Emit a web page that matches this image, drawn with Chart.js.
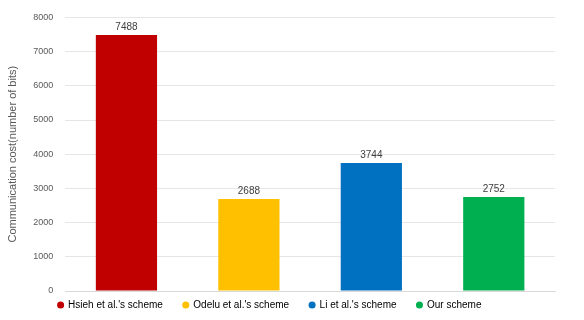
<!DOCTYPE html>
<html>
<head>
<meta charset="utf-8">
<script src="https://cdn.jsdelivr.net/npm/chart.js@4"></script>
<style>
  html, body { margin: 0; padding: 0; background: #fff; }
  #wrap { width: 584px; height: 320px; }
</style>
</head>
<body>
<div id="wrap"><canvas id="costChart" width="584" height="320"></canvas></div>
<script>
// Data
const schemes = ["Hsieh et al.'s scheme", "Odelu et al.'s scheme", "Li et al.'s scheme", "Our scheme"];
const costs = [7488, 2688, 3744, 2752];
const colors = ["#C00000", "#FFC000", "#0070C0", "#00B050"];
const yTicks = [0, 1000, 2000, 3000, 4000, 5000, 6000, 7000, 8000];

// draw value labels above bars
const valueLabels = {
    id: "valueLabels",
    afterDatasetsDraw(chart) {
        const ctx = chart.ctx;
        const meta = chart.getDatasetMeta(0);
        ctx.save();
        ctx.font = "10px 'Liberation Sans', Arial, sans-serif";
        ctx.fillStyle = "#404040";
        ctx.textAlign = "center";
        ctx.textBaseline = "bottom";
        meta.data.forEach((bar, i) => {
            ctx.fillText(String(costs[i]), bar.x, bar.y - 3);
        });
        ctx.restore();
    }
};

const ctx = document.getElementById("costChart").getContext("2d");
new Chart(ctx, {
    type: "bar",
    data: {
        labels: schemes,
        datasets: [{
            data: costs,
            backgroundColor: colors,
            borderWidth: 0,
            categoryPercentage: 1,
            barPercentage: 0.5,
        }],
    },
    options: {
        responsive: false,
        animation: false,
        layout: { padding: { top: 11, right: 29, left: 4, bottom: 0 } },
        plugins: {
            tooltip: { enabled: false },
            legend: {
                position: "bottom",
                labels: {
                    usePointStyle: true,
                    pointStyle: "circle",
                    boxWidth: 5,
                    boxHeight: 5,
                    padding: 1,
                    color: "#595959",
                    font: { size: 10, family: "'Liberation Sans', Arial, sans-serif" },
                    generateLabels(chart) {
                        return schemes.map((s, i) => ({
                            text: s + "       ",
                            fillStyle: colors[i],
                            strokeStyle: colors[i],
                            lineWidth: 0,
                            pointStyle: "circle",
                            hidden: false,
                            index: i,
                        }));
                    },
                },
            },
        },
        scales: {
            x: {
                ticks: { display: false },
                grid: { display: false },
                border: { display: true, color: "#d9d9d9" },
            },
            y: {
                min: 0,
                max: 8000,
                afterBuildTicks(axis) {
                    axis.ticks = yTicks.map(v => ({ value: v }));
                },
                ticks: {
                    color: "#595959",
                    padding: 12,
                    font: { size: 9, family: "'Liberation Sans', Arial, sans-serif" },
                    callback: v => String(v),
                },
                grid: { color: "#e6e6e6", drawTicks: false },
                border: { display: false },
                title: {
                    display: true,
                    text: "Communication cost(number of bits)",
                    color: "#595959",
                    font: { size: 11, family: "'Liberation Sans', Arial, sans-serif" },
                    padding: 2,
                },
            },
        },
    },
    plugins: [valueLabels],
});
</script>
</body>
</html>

* * *

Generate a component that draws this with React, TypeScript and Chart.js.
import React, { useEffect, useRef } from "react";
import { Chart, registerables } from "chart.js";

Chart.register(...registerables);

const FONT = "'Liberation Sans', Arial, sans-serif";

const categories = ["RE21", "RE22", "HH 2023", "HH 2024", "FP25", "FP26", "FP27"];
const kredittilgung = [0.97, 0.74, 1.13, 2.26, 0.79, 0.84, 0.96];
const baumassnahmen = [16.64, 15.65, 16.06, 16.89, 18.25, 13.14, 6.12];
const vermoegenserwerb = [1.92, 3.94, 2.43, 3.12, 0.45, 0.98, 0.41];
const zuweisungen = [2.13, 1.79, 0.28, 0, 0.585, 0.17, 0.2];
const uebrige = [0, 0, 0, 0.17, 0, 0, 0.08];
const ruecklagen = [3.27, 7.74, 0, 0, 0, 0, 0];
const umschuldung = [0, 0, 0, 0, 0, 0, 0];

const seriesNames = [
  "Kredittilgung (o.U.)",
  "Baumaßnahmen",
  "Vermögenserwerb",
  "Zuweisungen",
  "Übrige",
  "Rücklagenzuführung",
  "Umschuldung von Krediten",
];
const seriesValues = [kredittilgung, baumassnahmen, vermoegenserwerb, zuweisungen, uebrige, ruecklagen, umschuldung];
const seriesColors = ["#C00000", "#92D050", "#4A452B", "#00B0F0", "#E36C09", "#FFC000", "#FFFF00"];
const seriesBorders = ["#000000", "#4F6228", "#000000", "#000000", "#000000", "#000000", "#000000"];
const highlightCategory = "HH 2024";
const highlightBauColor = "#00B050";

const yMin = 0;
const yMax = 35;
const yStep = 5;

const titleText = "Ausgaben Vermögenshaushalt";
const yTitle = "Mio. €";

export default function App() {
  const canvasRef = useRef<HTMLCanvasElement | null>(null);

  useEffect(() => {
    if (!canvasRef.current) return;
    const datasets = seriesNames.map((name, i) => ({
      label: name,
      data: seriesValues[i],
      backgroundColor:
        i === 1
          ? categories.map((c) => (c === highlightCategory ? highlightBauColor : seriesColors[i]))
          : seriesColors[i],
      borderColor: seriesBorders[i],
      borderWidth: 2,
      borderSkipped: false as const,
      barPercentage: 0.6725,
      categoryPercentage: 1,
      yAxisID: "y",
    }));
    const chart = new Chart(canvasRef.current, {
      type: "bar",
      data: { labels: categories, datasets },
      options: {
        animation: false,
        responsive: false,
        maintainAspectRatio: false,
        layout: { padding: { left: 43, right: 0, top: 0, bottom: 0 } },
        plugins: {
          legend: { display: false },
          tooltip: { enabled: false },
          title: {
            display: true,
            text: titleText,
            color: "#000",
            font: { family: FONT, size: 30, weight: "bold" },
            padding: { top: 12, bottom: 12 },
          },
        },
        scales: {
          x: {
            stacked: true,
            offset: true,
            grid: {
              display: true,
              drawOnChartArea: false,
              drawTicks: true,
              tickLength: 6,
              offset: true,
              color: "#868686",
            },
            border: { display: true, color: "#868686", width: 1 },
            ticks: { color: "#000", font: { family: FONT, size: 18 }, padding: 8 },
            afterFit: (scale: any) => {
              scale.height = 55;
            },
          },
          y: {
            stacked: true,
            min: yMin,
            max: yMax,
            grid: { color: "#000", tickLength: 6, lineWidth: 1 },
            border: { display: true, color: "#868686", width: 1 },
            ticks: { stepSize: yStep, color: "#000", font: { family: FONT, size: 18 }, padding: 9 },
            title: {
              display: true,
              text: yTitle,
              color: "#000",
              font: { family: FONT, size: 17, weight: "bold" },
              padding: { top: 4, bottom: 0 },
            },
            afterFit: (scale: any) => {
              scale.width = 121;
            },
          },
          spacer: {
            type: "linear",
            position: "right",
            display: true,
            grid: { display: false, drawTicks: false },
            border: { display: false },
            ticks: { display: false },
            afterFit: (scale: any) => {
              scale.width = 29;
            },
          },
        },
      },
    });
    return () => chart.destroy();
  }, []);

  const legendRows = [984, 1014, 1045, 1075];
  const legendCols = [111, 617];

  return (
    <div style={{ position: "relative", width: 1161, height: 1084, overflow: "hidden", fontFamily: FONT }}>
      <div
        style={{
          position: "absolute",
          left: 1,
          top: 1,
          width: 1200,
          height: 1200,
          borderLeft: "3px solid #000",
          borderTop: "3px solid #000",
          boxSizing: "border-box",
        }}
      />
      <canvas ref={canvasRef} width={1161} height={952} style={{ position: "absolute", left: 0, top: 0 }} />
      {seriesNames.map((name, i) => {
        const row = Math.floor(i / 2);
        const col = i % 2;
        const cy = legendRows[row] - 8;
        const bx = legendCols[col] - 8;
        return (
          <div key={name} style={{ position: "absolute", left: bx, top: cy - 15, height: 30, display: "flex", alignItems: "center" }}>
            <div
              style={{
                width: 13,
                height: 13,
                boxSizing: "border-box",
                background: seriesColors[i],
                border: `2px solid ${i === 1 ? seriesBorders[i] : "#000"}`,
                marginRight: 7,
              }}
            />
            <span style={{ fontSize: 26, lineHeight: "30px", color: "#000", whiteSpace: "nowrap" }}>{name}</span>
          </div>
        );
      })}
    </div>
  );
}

---

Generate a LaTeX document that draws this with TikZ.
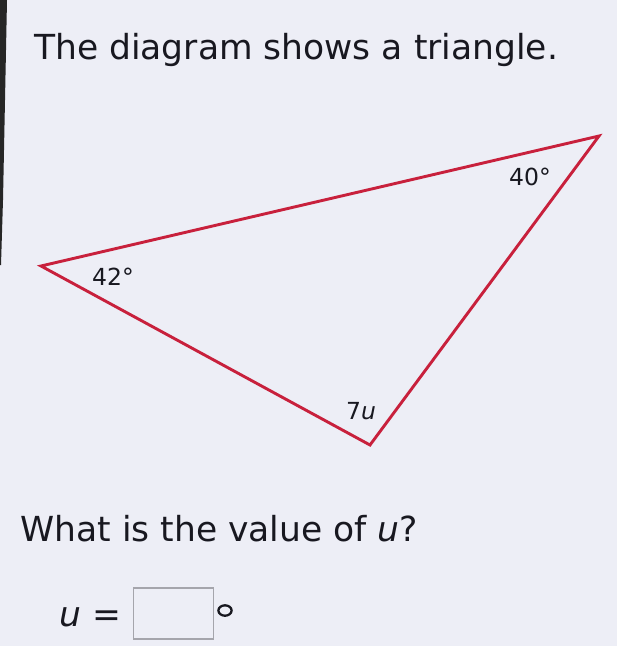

▸ **Work instructions**
Search the data for "this". Copy every line that has it.

▸ **Answer**
Emit a web page that matches this image, drawn with Chart.js.
Generate a component that draws this with React, TypeScript and Chart.js.
Generate a LaTeX document that draws this with TikZ.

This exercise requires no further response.